─── GIVEN ENTRIES
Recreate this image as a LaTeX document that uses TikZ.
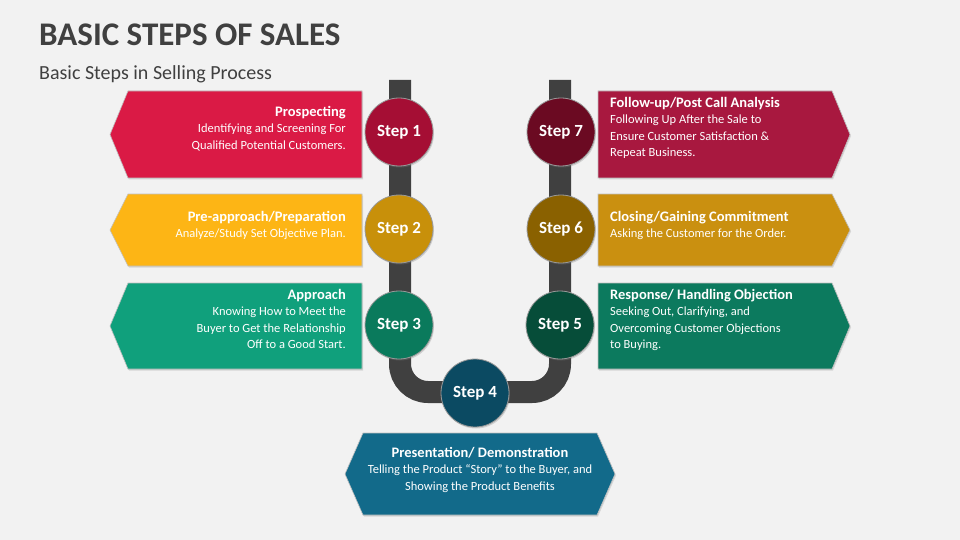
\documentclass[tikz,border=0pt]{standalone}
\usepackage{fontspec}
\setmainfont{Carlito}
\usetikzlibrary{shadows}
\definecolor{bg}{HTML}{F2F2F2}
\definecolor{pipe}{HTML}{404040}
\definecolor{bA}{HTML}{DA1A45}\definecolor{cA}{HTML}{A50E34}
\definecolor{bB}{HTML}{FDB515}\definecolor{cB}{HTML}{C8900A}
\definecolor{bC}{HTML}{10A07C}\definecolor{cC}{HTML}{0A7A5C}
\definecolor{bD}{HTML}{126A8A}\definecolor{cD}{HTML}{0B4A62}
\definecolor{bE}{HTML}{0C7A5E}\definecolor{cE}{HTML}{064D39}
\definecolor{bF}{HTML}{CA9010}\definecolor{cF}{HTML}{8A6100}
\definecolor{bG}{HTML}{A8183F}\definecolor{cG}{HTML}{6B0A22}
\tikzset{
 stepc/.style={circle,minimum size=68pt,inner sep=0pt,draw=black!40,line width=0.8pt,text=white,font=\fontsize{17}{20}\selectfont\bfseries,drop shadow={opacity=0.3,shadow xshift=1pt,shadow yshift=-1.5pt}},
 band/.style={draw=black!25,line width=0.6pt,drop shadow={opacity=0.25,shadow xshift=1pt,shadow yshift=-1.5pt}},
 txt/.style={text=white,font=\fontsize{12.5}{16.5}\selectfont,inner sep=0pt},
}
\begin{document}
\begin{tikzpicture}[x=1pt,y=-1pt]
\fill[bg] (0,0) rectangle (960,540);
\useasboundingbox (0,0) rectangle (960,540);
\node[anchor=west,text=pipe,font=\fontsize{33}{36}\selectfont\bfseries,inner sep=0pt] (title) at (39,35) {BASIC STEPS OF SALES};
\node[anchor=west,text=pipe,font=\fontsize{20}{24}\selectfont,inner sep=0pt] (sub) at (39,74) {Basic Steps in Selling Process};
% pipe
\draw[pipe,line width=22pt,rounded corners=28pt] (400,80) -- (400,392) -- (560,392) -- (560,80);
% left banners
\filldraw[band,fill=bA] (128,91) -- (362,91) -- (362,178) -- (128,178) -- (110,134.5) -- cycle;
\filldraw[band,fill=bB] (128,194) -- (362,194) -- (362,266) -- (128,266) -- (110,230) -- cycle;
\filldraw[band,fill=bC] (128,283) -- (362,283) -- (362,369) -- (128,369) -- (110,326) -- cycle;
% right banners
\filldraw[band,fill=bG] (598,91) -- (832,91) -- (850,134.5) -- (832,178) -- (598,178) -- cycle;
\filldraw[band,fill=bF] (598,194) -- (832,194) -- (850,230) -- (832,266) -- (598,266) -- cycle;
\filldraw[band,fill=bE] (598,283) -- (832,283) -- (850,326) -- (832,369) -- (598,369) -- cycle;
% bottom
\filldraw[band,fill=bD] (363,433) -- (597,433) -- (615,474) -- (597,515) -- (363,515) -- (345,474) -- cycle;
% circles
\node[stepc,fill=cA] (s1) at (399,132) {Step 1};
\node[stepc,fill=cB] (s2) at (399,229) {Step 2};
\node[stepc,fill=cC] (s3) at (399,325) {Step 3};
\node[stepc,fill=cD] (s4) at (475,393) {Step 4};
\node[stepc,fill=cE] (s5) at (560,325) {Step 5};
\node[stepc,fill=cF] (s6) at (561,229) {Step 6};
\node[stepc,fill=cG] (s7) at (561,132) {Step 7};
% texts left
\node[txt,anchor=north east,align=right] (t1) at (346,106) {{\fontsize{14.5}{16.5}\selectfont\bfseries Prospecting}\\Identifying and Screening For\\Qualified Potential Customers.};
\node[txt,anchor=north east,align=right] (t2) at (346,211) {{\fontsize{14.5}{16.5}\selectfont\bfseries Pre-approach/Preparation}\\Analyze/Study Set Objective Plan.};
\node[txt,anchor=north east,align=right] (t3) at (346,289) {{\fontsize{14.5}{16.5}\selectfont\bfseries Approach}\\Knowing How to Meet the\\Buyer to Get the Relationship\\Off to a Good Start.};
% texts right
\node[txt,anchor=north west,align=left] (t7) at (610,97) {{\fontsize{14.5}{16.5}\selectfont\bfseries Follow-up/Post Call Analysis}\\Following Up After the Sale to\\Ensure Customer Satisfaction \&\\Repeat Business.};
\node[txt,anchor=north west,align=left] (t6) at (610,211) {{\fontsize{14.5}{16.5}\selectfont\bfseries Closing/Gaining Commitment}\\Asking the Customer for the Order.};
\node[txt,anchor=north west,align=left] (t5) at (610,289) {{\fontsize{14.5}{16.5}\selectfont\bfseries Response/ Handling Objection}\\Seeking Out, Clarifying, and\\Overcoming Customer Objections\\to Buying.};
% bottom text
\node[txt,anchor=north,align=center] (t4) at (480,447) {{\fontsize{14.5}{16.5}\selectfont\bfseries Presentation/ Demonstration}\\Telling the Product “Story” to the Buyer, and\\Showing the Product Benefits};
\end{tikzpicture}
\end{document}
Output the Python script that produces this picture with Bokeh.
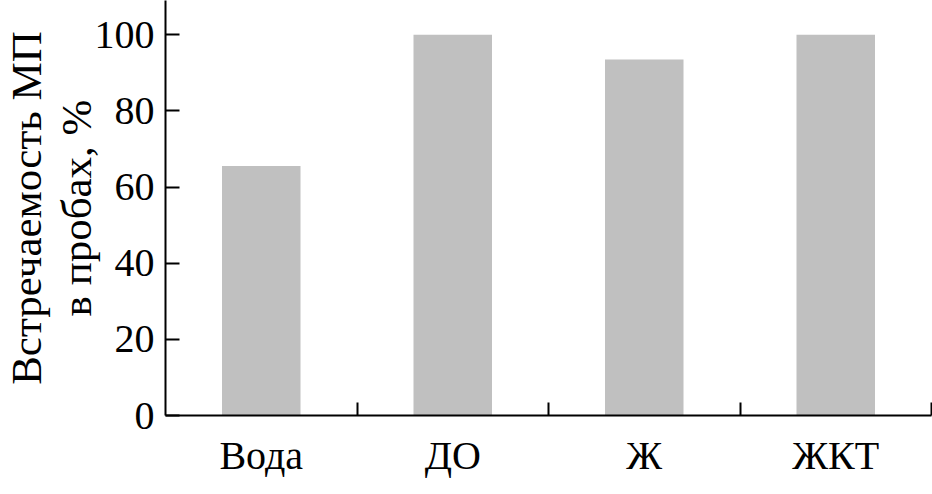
──────
### [WORK TO COMPLETE]
Search the entries for the word "that" and gather every line where it appears.

### [RESPONSE]
Recreate this image as a LaTeX document that uses TikZ.
Output the Python script that produces this picture with Bokeh.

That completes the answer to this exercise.